JOB:
Extract the lines of the material below, beginning with the first and ending with the line that holds "fill=False, edgecolor='#8a8a8a', linewidth=2.2))". Skip every picture.
-- start of RECORDS FOR THE EXERCISE --
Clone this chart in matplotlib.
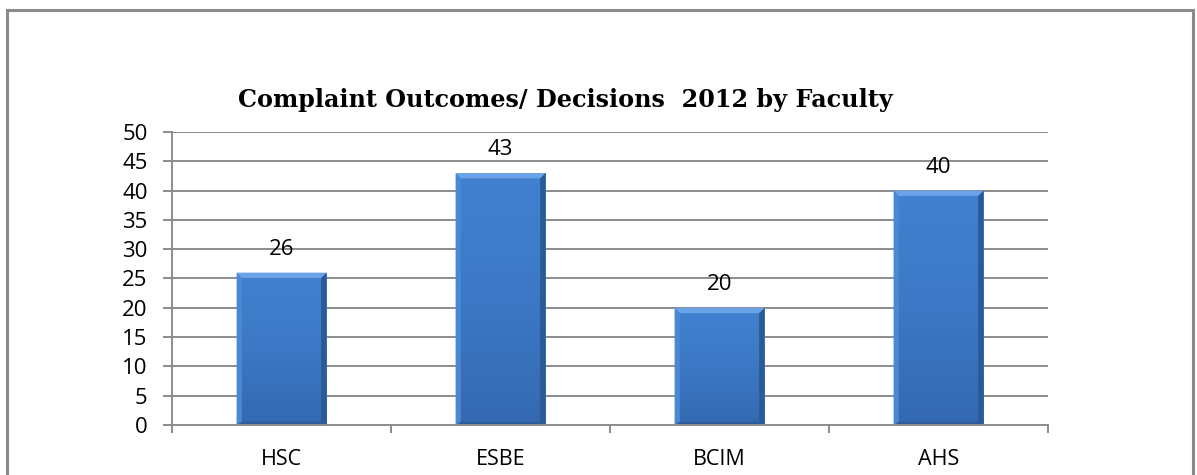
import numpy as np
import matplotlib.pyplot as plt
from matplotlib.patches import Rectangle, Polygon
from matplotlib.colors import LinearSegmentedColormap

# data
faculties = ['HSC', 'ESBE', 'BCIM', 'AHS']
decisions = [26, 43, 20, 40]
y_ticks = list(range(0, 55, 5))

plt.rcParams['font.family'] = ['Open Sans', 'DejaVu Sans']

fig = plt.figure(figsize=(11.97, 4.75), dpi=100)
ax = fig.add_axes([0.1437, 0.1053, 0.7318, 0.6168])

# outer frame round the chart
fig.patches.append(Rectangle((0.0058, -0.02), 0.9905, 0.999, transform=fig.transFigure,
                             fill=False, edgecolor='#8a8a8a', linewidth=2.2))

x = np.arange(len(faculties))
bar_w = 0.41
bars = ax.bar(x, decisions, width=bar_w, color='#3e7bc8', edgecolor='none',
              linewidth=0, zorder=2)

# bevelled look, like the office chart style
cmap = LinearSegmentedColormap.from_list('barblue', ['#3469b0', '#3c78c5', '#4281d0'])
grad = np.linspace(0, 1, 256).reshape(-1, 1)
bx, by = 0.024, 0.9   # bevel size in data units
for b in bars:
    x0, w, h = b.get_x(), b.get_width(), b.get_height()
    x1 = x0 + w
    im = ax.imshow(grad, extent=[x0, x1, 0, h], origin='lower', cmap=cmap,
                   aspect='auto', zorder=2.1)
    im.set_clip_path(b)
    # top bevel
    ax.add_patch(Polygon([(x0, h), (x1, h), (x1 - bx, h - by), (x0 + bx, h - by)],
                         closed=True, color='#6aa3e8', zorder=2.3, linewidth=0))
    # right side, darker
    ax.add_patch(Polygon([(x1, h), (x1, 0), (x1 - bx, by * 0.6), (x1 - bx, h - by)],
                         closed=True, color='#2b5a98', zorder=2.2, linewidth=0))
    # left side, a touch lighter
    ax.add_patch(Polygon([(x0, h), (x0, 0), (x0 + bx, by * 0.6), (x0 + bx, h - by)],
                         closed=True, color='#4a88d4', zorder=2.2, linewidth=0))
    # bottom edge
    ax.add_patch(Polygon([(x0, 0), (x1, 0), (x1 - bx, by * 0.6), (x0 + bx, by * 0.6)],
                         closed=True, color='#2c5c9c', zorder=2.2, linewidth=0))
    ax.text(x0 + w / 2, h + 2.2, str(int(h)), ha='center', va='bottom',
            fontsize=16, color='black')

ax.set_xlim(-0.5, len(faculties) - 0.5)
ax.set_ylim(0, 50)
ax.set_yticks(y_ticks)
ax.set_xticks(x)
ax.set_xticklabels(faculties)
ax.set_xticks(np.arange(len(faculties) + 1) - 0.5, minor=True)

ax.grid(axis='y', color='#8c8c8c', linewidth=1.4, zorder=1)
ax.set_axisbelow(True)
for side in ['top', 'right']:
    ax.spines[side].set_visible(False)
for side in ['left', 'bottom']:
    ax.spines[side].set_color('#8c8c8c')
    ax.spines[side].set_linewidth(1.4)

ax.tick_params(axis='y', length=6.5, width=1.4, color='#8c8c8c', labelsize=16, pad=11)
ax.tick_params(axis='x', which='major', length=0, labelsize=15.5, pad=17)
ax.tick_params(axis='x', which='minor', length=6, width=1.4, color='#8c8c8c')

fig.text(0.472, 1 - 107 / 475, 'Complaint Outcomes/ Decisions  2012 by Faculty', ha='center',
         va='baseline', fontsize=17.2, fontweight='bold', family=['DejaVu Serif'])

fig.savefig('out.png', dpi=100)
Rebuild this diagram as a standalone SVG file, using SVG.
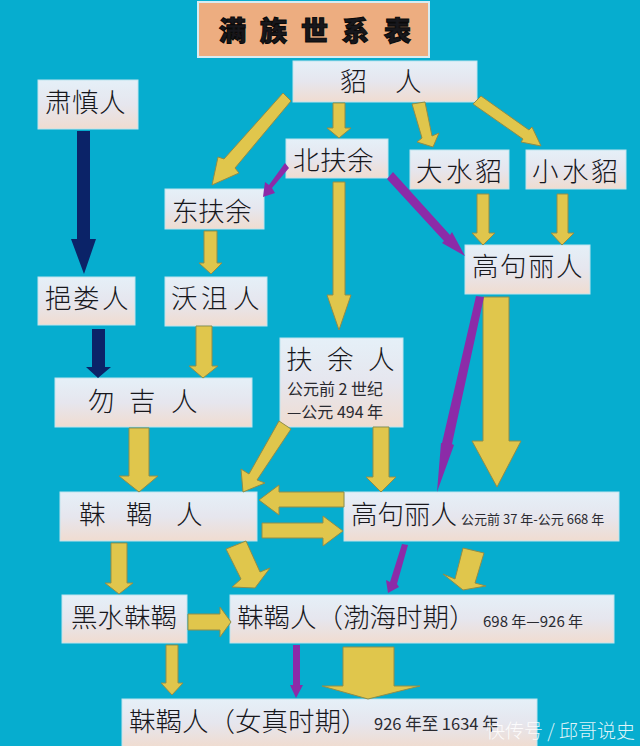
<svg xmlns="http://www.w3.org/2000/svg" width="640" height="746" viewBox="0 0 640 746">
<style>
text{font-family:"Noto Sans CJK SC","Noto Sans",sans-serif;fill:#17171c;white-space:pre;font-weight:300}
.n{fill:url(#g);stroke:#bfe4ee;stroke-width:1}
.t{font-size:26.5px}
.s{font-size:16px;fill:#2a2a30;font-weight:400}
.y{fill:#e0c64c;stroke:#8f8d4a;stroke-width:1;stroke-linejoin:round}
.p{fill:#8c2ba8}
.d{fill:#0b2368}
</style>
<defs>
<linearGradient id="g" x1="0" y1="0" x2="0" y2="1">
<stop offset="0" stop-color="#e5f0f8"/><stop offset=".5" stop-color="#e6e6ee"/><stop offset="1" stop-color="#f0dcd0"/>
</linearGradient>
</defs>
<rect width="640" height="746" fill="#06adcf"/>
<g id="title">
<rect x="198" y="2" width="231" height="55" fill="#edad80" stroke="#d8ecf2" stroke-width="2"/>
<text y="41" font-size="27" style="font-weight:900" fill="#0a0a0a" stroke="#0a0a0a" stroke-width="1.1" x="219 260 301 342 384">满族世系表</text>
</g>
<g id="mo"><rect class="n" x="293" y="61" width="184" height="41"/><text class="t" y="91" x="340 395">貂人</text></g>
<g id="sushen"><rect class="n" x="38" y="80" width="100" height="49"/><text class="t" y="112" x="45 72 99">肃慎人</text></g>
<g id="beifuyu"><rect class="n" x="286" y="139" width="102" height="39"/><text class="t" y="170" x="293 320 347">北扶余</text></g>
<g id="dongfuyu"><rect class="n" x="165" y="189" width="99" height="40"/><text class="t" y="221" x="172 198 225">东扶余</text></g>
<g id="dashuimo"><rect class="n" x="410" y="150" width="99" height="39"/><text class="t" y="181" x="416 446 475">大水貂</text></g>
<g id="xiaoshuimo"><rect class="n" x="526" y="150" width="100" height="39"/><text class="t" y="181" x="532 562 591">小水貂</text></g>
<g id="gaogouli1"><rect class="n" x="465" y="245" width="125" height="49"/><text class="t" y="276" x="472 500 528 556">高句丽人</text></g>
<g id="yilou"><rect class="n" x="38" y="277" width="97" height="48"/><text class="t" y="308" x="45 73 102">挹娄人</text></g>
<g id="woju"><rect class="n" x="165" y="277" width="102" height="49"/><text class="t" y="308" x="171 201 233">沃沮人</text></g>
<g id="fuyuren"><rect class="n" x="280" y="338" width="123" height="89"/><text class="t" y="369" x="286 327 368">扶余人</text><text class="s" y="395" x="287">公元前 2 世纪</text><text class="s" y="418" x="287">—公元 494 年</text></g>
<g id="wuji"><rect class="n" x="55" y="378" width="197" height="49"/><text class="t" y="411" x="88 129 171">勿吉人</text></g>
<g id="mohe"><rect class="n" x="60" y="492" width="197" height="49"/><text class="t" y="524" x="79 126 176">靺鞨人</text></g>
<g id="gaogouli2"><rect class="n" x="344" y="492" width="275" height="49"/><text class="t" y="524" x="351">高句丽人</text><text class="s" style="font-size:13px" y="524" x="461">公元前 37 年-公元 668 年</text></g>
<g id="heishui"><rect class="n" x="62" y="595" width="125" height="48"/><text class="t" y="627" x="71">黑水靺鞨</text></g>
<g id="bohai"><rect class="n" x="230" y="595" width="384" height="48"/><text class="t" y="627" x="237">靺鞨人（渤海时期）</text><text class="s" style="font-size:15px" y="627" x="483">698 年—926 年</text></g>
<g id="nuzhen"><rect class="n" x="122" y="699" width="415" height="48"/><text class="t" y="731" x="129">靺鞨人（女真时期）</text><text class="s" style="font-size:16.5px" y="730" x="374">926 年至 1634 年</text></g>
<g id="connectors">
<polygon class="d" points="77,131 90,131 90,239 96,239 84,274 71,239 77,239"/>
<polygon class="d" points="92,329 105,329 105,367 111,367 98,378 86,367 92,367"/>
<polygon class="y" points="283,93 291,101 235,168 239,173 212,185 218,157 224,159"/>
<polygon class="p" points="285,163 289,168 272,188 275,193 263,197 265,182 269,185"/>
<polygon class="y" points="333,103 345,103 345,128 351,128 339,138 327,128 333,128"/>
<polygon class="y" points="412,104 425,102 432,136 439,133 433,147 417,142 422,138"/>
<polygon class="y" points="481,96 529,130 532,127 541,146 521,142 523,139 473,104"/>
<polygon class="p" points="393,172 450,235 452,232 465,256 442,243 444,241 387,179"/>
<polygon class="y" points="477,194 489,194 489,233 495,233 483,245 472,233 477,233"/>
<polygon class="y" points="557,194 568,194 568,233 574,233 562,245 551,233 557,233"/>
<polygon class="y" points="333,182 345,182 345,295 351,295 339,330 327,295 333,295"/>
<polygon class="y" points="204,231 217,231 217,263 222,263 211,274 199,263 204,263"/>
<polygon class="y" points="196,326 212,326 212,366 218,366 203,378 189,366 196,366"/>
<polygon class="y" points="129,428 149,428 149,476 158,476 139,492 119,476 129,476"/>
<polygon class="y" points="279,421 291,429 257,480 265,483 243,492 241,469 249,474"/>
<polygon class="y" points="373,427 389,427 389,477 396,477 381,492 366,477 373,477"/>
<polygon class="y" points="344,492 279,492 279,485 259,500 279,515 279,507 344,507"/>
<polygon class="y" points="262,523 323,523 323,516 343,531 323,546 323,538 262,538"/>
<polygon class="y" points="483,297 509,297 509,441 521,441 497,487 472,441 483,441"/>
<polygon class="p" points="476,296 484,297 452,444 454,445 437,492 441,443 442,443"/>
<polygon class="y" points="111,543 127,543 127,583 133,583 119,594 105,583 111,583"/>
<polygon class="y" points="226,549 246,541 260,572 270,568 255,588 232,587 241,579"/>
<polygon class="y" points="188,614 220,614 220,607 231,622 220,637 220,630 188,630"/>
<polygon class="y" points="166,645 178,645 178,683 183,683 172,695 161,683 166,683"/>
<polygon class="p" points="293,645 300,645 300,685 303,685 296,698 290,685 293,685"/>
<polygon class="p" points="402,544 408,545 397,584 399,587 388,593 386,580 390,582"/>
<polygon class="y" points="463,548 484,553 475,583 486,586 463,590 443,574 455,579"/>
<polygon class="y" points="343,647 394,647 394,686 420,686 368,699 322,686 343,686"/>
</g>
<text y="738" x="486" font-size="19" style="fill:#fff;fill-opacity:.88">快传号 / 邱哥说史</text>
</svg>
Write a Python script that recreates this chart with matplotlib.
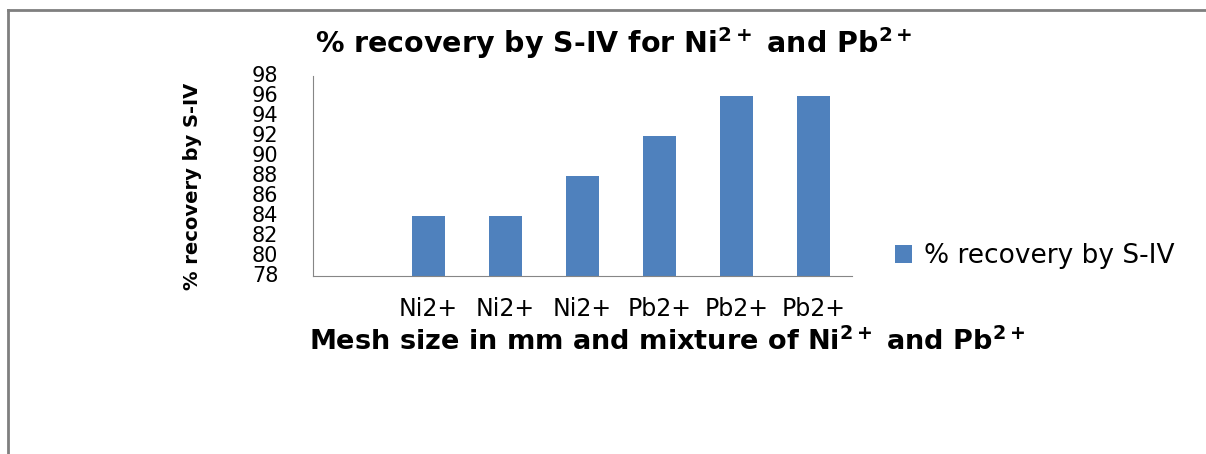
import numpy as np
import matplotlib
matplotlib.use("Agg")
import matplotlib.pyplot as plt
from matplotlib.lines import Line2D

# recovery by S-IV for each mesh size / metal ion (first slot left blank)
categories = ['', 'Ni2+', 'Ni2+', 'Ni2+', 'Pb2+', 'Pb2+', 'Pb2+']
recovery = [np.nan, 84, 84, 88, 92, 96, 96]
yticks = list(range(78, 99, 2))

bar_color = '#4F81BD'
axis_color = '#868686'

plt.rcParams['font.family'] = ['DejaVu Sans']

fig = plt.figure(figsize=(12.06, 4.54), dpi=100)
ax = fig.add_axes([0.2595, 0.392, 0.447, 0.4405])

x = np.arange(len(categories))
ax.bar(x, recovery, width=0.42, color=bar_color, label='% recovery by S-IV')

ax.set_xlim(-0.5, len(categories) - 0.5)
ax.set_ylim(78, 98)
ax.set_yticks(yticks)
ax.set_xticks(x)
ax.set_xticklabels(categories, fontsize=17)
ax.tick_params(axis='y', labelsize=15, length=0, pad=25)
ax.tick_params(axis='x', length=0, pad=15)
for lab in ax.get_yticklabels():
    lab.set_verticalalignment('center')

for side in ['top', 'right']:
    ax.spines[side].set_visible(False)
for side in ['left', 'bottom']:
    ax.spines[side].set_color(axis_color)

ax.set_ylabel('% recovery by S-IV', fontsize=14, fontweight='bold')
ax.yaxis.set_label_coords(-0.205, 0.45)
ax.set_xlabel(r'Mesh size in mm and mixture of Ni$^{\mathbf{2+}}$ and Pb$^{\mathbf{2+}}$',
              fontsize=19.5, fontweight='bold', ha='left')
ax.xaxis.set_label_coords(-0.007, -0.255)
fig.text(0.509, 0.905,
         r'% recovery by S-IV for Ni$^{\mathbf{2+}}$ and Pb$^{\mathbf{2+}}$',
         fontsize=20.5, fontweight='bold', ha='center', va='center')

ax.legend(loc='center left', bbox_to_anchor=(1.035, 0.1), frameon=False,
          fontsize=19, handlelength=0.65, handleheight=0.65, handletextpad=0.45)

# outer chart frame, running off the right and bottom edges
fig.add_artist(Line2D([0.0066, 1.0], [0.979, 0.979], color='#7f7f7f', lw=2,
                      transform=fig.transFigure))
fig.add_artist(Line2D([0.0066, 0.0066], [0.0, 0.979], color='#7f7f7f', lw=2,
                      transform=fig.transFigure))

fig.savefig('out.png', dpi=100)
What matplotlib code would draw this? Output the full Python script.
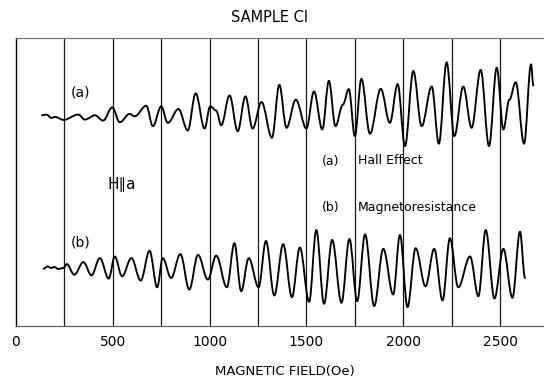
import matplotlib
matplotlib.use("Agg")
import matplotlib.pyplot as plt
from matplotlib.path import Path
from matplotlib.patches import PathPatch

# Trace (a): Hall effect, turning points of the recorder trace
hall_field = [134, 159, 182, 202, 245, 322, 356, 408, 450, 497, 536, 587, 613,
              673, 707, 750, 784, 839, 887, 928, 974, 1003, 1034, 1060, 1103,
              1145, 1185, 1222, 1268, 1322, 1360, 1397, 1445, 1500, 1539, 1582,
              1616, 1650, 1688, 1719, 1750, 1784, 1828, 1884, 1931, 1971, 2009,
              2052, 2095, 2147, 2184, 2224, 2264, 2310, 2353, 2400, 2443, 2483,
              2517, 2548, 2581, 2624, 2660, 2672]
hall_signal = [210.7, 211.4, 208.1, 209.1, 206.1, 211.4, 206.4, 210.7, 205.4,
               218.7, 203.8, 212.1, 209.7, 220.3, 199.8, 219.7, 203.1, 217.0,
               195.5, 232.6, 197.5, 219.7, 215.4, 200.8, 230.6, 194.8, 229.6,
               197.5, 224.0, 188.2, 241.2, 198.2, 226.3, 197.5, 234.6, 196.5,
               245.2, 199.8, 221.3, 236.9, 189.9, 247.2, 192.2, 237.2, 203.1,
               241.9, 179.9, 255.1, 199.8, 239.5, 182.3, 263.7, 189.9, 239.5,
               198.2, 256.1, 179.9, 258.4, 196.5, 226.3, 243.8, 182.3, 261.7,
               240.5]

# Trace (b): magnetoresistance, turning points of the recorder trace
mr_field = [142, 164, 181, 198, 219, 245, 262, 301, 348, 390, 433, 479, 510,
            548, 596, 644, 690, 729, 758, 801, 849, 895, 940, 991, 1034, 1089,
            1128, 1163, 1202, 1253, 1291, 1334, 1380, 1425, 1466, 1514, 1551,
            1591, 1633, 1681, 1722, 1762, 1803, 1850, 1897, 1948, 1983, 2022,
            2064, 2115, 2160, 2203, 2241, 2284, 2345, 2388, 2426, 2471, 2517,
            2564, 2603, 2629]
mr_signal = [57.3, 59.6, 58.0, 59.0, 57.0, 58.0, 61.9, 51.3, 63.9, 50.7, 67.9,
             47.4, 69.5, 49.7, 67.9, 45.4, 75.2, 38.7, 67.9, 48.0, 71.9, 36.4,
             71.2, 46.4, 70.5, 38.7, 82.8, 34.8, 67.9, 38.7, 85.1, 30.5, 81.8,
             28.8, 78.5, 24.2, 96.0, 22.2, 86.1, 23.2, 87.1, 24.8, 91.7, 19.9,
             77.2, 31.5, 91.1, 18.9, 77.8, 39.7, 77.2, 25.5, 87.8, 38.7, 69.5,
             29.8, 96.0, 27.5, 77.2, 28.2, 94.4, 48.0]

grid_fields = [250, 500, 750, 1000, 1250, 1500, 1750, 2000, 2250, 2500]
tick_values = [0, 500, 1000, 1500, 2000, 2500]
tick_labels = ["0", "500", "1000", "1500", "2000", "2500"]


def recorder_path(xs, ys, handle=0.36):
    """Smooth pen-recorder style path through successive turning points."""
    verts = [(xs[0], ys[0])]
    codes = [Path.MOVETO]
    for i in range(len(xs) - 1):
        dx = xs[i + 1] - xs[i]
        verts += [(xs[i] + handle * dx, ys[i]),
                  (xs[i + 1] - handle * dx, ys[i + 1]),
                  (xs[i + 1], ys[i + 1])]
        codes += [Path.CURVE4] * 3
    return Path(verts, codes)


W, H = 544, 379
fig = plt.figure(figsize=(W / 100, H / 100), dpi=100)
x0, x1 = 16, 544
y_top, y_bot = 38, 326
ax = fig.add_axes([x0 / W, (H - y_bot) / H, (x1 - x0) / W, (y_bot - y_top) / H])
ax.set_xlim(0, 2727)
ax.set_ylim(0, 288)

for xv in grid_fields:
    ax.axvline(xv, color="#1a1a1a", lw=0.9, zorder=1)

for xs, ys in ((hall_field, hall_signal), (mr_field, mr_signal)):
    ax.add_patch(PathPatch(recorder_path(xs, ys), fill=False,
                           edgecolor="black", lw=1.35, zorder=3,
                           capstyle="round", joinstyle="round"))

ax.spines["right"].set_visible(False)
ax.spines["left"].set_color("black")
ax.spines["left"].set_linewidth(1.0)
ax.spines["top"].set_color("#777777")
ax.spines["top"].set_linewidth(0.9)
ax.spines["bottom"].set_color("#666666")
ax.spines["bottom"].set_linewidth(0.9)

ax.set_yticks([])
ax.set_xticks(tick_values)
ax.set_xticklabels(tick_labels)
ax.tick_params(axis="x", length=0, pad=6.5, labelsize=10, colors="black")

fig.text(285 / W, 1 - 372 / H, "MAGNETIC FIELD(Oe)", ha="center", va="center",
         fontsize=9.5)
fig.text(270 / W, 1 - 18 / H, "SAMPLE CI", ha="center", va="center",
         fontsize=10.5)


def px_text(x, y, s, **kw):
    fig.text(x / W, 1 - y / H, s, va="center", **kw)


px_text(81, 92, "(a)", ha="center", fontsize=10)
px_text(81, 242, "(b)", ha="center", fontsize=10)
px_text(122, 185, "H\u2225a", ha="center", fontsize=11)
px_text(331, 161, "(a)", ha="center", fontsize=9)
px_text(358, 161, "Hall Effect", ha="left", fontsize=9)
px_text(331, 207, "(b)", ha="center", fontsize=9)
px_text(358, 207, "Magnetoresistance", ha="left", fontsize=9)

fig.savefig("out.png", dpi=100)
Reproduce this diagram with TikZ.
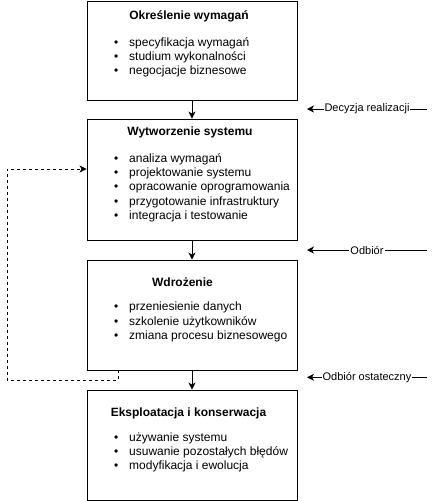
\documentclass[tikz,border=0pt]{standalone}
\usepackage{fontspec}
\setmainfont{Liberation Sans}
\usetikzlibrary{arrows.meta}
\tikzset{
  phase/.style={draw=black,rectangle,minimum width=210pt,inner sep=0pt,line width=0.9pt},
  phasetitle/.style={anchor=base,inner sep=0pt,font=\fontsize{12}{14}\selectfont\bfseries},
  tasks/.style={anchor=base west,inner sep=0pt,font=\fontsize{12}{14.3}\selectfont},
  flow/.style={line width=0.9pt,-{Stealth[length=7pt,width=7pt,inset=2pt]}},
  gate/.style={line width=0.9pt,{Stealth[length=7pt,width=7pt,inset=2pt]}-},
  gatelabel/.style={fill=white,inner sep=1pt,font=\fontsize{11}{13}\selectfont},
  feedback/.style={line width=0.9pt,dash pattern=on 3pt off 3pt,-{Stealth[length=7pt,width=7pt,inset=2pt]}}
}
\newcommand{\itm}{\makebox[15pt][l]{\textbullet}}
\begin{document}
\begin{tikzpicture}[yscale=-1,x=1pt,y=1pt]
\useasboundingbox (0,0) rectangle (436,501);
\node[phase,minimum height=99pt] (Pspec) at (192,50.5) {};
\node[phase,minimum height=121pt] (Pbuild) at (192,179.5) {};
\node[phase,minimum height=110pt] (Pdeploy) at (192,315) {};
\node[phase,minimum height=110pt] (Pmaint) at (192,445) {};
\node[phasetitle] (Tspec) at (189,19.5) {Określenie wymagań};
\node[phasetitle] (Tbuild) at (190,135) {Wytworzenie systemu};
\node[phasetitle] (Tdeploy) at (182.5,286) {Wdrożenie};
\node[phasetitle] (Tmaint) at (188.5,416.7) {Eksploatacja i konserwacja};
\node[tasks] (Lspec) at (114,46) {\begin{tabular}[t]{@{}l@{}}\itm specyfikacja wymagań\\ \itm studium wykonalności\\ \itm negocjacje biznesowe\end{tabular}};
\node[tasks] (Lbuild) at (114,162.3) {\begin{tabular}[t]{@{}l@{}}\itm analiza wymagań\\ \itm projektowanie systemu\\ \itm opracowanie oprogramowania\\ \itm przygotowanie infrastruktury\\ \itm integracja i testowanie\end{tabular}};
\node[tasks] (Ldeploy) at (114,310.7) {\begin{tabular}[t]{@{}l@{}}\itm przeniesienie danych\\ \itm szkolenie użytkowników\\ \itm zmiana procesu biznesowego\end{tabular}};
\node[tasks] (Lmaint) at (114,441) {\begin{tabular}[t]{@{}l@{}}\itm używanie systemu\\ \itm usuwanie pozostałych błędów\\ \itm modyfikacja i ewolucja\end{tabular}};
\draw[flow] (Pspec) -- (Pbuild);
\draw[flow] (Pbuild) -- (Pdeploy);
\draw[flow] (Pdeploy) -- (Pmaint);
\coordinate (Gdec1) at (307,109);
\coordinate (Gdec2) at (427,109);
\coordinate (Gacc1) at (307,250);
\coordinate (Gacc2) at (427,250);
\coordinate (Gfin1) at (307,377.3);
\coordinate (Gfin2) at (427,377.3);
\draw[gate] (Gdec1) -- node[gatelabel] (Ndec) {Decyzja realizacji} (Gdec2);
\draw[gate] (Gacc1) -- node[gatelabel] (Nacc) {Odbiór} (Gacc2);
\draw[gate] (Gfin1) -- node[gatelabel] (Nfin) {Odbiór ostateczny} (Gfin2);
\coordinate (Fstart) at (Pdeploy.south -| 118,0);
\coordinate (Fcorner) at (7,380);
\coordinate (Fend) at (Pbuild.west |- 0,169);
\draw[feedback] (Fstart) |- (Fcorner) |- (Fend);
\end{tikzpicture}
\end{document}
-- end of RECORDS FOR THE EXERCISE --
CORRECT RESULT:
Clone this chart in matplotlib.
import numpy as np
import matplotlib.pyplot as plt
from matplotlib.patches import Rectangle, Polygon
from matplotlib.colors import LinearSegmentedColormap

# data
faculties = ['HSC', 'ESBE', 'BCIM', 'AHS']
decisions = [26, 43, 20, 40]
y_ticks = list(range(0, 55, 5))

plt.rcParams['font.family'] = ['Open Sans', 'DejaVu Sans']

fig = plt.figure(figsize=(11.97, 4.75), dpi=100)
ax = fig.add_axes([0.1437, 0.1053, 0.7318, 0.6168])

# outer frame round the chart
fig.patches.append(Rectangle((0.0058, -0.02), 0.9905, 0.999, transform=fig.transFigure,
                             fill=False, edgecolor='#8a8a8a', linewidth=2.2))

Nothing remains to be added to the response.